Contingencies can provide a safety net for buyers to get their deposit back and exit a deal if their mortgage approval or sale of their current home falls through. While limiting contingencies could potentially make an offer more attractive, it’s similarly important for buyers to exercise due diligence in making sure they’re prepared to move forward with a home purchase. This could mean paying repairs out of pocket or taking out a bridge loan to close on a new home before selling a previous residence.
Impact on Real Estate Markets
Homes with active contingent status are still on the market, meaning buyers can request to view a property and make an offer.
Since contingencies pose risk that a deal will fall through, some sellers include a “kick-out” clause in the agreement to increase their chances of getting a better offer. With a kick-out clause, the buyer can accept a noncontingent second offer while the property is still active contingent. In this scenario, the buyer who made the first offer can either remove their contingencies or back out of the deal.
The Takeaway
What does active contingent mean? Put simply, it means a seller has accepted an offer with contingencies that haven’t been met yet. Active contingency meaning varies from deal to deal and may involve a home inspection, securing financing, or a buyer selling their previous home.
It’s important to have your financial ducks in a row if you’re considering an offer on an active contingent property. That way, you’ll be prepared if the initial deal falls through.

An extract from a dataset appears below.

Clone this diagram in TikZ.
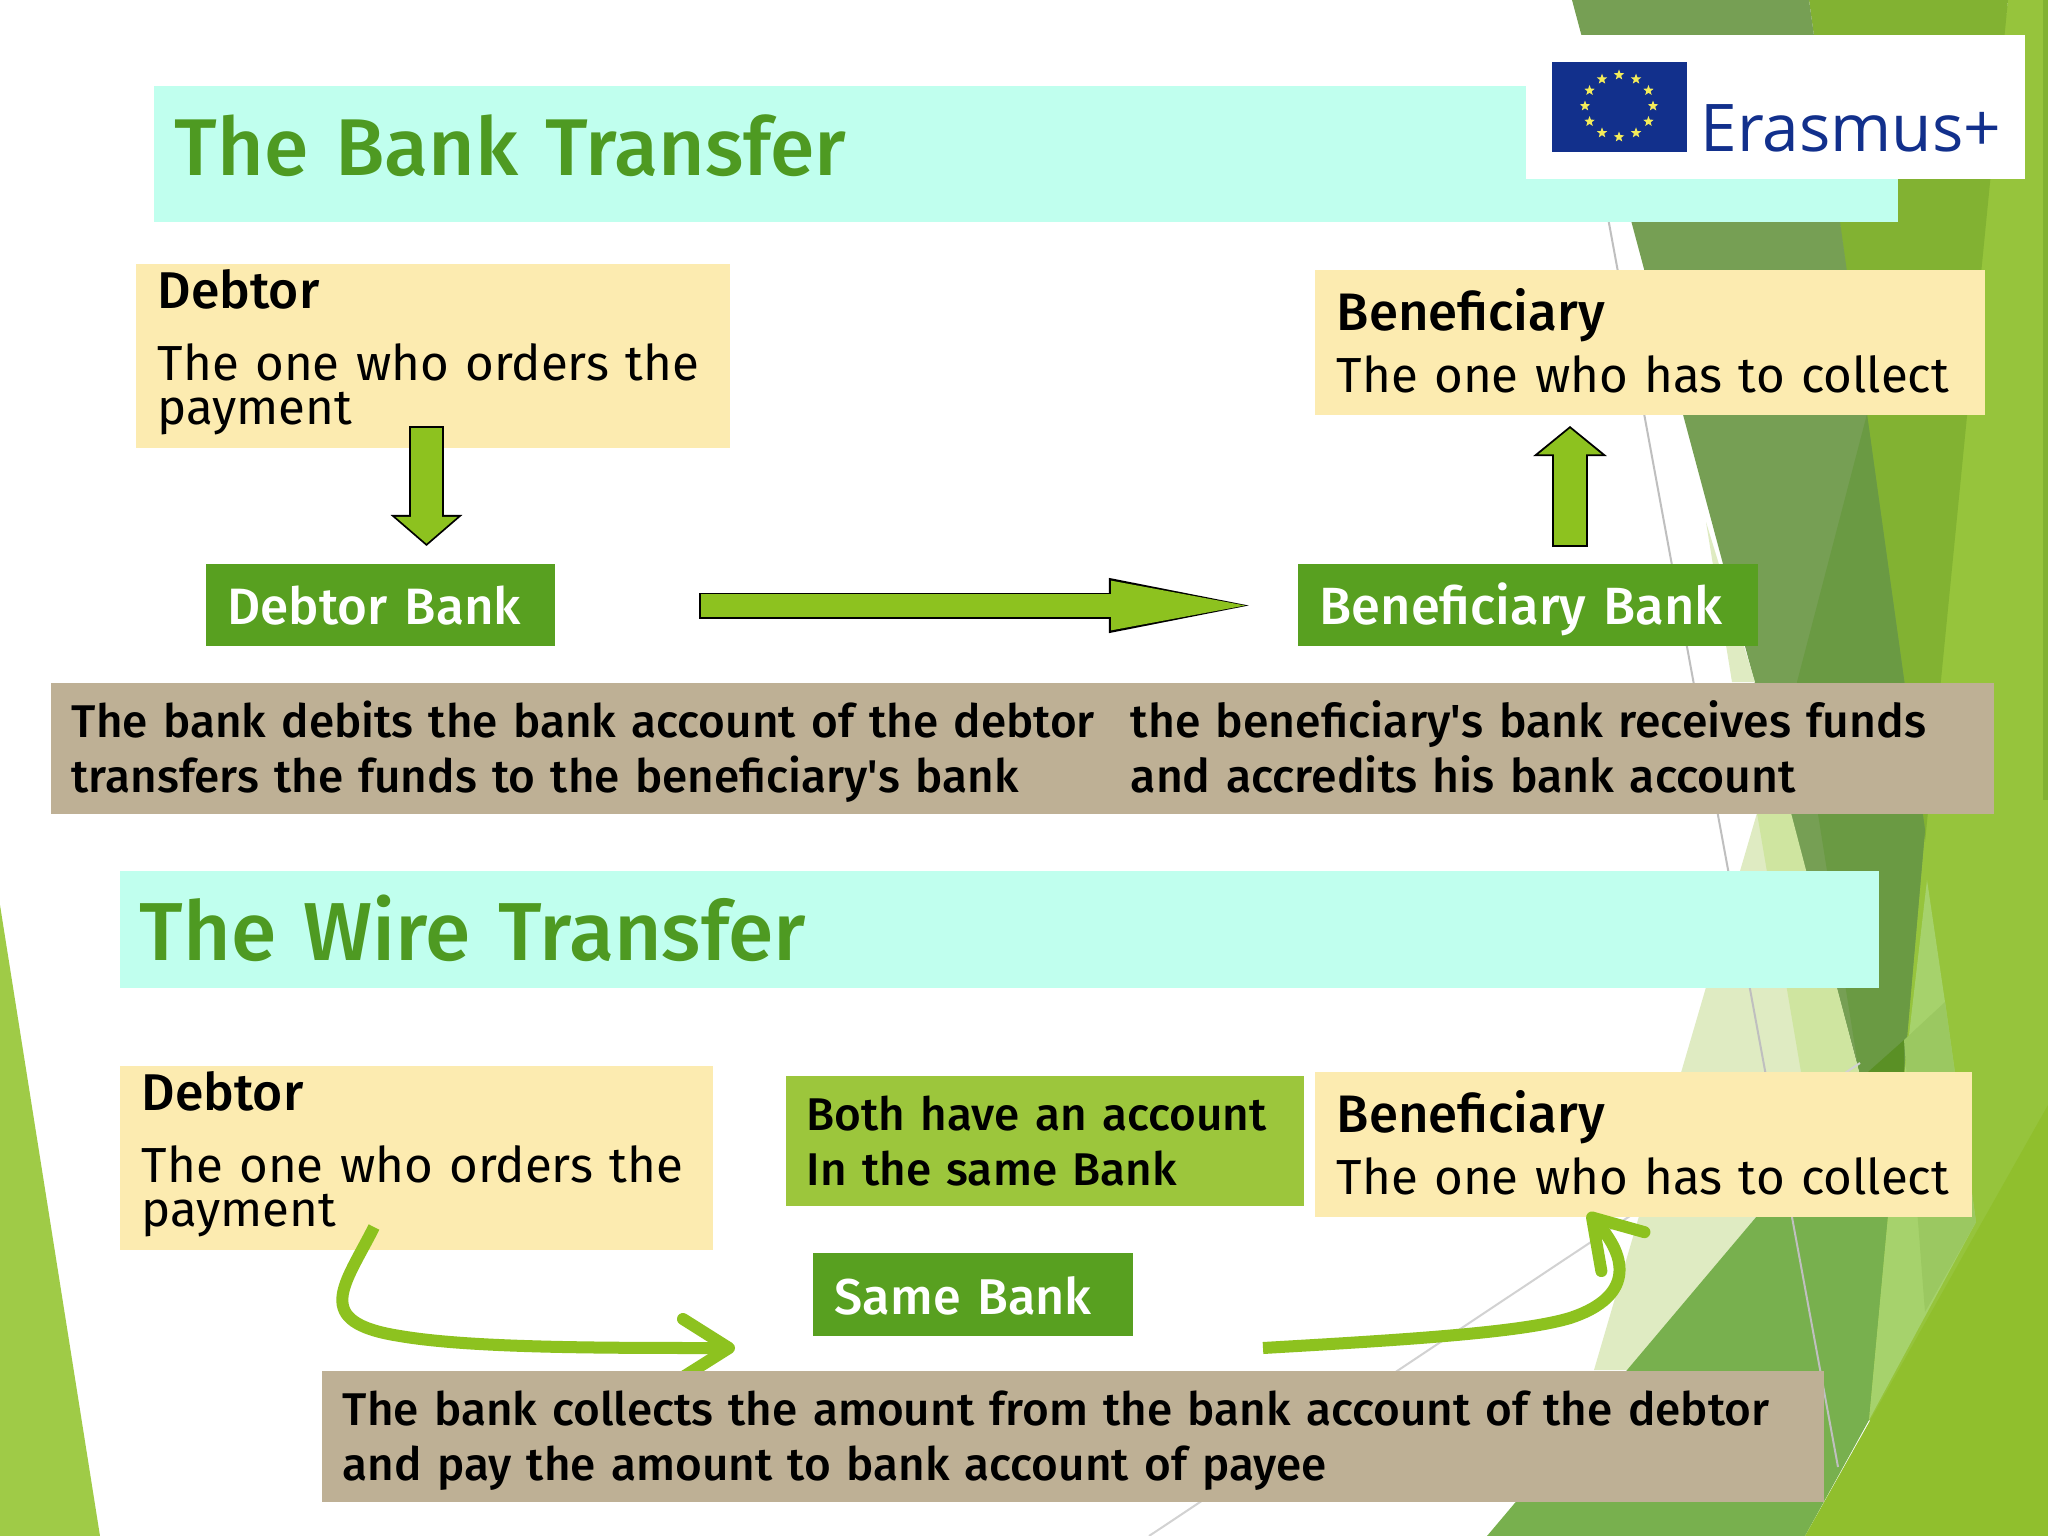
\documentclass[tikz,border=0pt]{standalone}
\usepackage{fontspec}
\usetikzlibrary{arrows.meta,shapes.geometric,calc}
\setsansfont{Fira Sans}[BoldFont={Fira Sans Medium}]
\newfontfamily\logofont{Open Sans}
\renewcommand{\familydefault}{\sfdefault}
\definecolor{titlecyan}{HTML}{C0FFEE}
\definecolor{titlegreen}{HTML}{4E9A22}
\definecolor{cream}{HTML}{FCEBB0}
\definecolor{tan}{HTML}{BEB095}
\definecolor{bankgreen}{HTML}{58A020}
\definecolor{leafgreen}{HTML}{9CC63C}
\definecolor{arrowgreen}{HTML}{8DC21F}
\definecolor{eublue}{HTML}{12308C}
\definecolor{shadeone}{HTML}{769F54}
\definecolor{shadetwo}{HTML}{6A9A43}
\definecolor{shadethree}{HTML}{5A9025}
\definecolor{midgreen}{HTML}{82B232}
\definecolor{stripegreen}{HTML}{96C43C}
\definecolor{palegreen}{HTML}{DFEBC2}
\definecolor{paletwo}{HTML}{CFE5A0}
\definecolor{lowgreen}{HTML}{78B04E}
\definecolor{lightone}{HTML}{A6D26C}
\definecolor{lighttwo}{HTML}{9BC861}
\definecolor{cornergreen}{HTML}{90BF2D}
\definecolor{wedgegreen}{HTML}{9FCB47}
\tikzset{
	titlebox/.style={anchor=north west,fill=titlecyan,inner xsep=.2cm,inner ysep=0pt,text width=#1,align=left,text=titlegreen,font=\fontsize{23.4}{24}\selectfont\bfseries},
	notebox/.style={anchor=north west,fill=cream,inner xsep=.22cm,inner ysep=0pt,align=left,font=\fontsize{14}{12.45}\selectfont},
	bankbox/.style={anchor=north west,fill=bankgreen,inner xsep=.22cm,inner ysep=0pt,align=left,text=white,text height=.45cm,text depth=.05cm,font=\fontsize{#1}{15}\selectfont\bfseries},
	tanbox/.style={anchor=north west,fill=tan,inner xsep=.21cm,inner ysep=0pt,align=left,font=\fontsize{13.05}{15.6}\selectfont\bfseries},
	blockarrow/.style n args={6}{
		preaction={draw=black,line width=#1cm,shorten >=0pt,shorten <=0pt,-{Triangle[length=#2cm,width=#3cm]}},
		draw=arrowgreen,line width=#1cm-.036cm,shorten >=#6cm,shorten <=.018cm,-{Triangle[length=#4cm,width=#5cm]}},
	bendarrow/.style={draw=arrowgreen,line width=.12cm,-{Straight Barb[length=.46cm,width=.58cm,round]}},
	starmark/.style={star,star points=5,star point ratio=2.4,fill=yellow!70!white!90!gray,inner sep=0pt,minimum size=.11cm}
}
\newcommand{\notehead}[2][15]{{\fontsize{#1}{12}\selectfont\textbf{#2}}}
\begin{document}
\begin{tikzpicture}[x=.01cm,y=-.01cm]
	\useasboundingbox (0,0) rectangle (2048,1536);
	\fill[white] (0,0) rectangle (2048,1536);

	%background shapes
	\fill[wedgegreen] (0,905) -- (100,1536) -- (0,1536) -- cycle;
	\fill[stripegreen] (2008,0) -- (2048,0) -- (2048,1536) -- (1869,1420) -- (1880,1072) -- (1900,830) -- cycle;
	\fill[midgreen] (2043,0) rectangle (2048,800);
	\fill[midgreen] (1809,0) -- (2008,0) -- (1925,842) -- cycle;
	\fill[shadeone] (1572,0) -- (1809,0) -- (1925,830) -- (1904,1072) -- (1859,1072) -- cycle;
	\fill[shadetwo] (1867,414) -- (1925,830) -- (1904,1072) -- (1859,1072) -- (1797,682) -- cycle;
	\fill[shadethree] (1868,1072) -- (1904,1040) -- (1904,1072) -- cycle;
	\fill[palegreen] (1757,813) -- (1790,813) -- (1859,1072) -- (1757,1216) -- (1629,1370) -- (1594,1370) -- cycle;
	\fill[paletwo] (1757,813) -- (1791,813) -- (1859,1072) -- (1801,1072) -- cycle;
	\fill[palegreen] (1706,522) -- (1755,682) -- (1732,682) -- cycle;
	\fill[lowgreen] (1757,1216) -- (1888,1216) -- (1869,1420) -- (1805,1536) -- (1487,1536) -- cycle;
	\fill[lightone] (1888,1216) -- (1927,880) -- (1945,1002) -- (1976,1222) -- (1869,1420) -- cycle;
	\fill[lighttwo] (1904,1040) -- (1945,1002) -- (1976,1222) -- (1925,1312) -- cycle;
	\fill[cornergreen] (2048,1105) -- (2048,1536) -- (1805,1536) -- cycle;
	\draw[gray!50,line width=.02cm] (1590,120) -- (1838,1467);
	\draw[gray!35,line width=.02cm] (1860,1063) -- (1149,1536);

	%titles
	\node[titlebox=17.01cm,inner xsep=.21cm,minimum height=1.36cm,font=\fontsize{22.9}{24}\selectfont\bfseries] (banktitle) at (153,85) {\raisebox{-.22cm}[0pt][0pt]{The Bank Transfer}};
	\node[titlebox=17.18cm,minimum height=1.17cm] (wiretitle) at (119,870) {\raisebox{-.315cm}[0pt][0pt]{The Wire Transfer}};

	%logo
	\node[anchor=north west,fill=white,minimum width=4.99cm,minimum height=1.44cm,inner sep=0pt] (logobox) at (1525,34) {};
	\node[anchor=north west,fill=eublue,minimum width=1.35cm,minimum height=.9cm,inner sep=0pt] (euflag) at (1551,61) {};
	\foreach \i in {1,...,12}
		\node[starmark] (star\i) at ($(1619,106)+({\i*30}:.34cm and .31cm)$) {};
	\node[anchor=base west,inner sep=0pt,text=eublue,font=\logofont\fontsize{18.7}{19}\selectfont] (erasmus) at (1700,151) {Erasmus+};

	%bank transfer nodes
	\node[notebox,text width=5.5cm,minimum height=1.84cm] (debtorone) at (135,263) {\notehead[14.7]{Debtor}\\[.28cm]The one who orders the\\payment\rule[-.17cm]{0pt}{0pt}};
	\node[notebox,text width=6.26cm,minimum height=1.45cm] (beneficiaryone) at (1314,269) {\notehead{Beneficiary}\\[.1cm]The one who has to collect\rule[-.04cm]{0pt}{0pt}};
	\node[bankbox=14.55,text width=3.05cm,minimum height=.82cm] (debtorbank) at (205,563) {Debtor Bank};
	\node[bankbox=14.9,text width=4.16cm,minimum height=.82cm] (beneficiarybank) at (1297,563) {Beneficiary Bank};
	\node[tanbox,text width=19cm,minimum height=1.31cm] (banknote) at (50,682) {\rule{0pt}{.44cm}The bank debits the bank account of the debtor\\transfers the funds to the beneficiary\textquotesingle s bank};
	\node[anchor=north west,inner sep=0pt,align=left,text width=8.4cm,minimum height=1.31cm,font=\fontsize{13.18}{15.6}\selectfont\bfseries] (creditnote) at (1130,682) {\rule{0pt}{.44cm}the beneficiary\textquotesingle s bank receives funds\\and accredits his bank account\vphantom{y}};

	%bank transfer arrows
	\coordinate (debtstart) at (426.5,426);
	\coordinate (debtend) at (426.5,546);
	\coordinate (movestart) at (699,605.5);
	\coordinate (moveend) at (1278,605.5);
	\coordinate (paystart) at (1570,547);
	\coordinate (payend) at (1570,426);
	\draw[blockarrow={.35}{.31}{.70}{.268}{.605}{.024}] (debtstart) -- (debtend);
	\draw[blockarrow={.26}{1.69}{.46}{1.57}{.42}{.098}] (movestart) -- (moveend);
	\draw[blockarrow={.36}{.30}{.72}{.26}{.62}{.024}] (paystart) -- (payend);

	%wire transfer nodes
	\node[notebox,text width=5.49cm,minimum height=1.84cm] (debtortwo) at (119,1065) {\notehead[14.7]{Debtor}\\[.28cm]The one who orders the\\payment\rule[-.17cm]{0pt}{0pt}};
	\node[anchor=north west,fill=leafgreen,inner xsep=.21cm,inner ysep=0pt,align=left,text width=4.76cm,minimum height=1.3cm,font=\fontsize{13.05}{15.6}\selectfont\bfseries] (bothnote) at (785,1075) {Both have an account\\In the same Bank};
	\node[notebox,text width=6.13cm,minimum height=1.45cm] (beneficiarytwo) at (1314,1071) {\notehead{Beneficiary}\\[.1cm]The one who has to collect\rule[-.04cm]{0pt}{0pt}};
	\node[bankbox=14.3,text width=2.76cm,minimum height=.83cm] (samebank) at (812,1252) {Same Bank};

	%wire transfer arrows
	\coordinate (collectstart) at (374,1227);
	\coordinate (collectend) at (735,1348);
	\coordinate (creditstart) at (1263,1348);
	\coordinate (creditend) at (1588,1213);
	\draw[bendarrow] (collectstart) .. controls (345,1285) and (310,1322) .. (400,1336) .. controls (470,1348) and (600,1348) .. (collectend);
	\draw[bendarrow] (creditstart) .. controls (1400,1340) and (1520,1333) .. (1570,1318) .. controls (1625,1300) and (1635,1265) .. (creditend);
	\node[tanbox,text width=14.59cm,minimum height=1.31cm] (wirenote) at (321,1370) {\rule{0pt}{.44cm}The bank collects the amount from the bank account of the debtor\\and pay the amount to bank account of payee};
\end{tikzpicture}
\end{document}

Looking for an affordable option for a home mortgage loan? SoFi can help: We offer low down payments (as little as 3% - 5%*) with our competitive and flexible home mortgage loans. Plus, applying is extra convenient: It's online, with access to one-on-one help.
FAQ
Can I make an offer on an active contingent property?
Yes, you can make an offer on a property with active contingent status. This will serve as a backup offer in case the initial deal falls through.
How long does active contingent status typically last?
A property has an active contingent status until all contingencies are resolved, but the window for doing so typically spans 30 to 60 days.
Is an active contingent listing still considered “on the market”?
Yes, an active contingent listing is still on the market, meaning it can be shown to interested buyers and the seller can accept backup offers.
How does active contingent differ from a pending sale?
A pending sale is moving forward to closing, whereas active contingent status means that certain contingencies, such as financing or a home sale by the buyer, haven’t been met yet.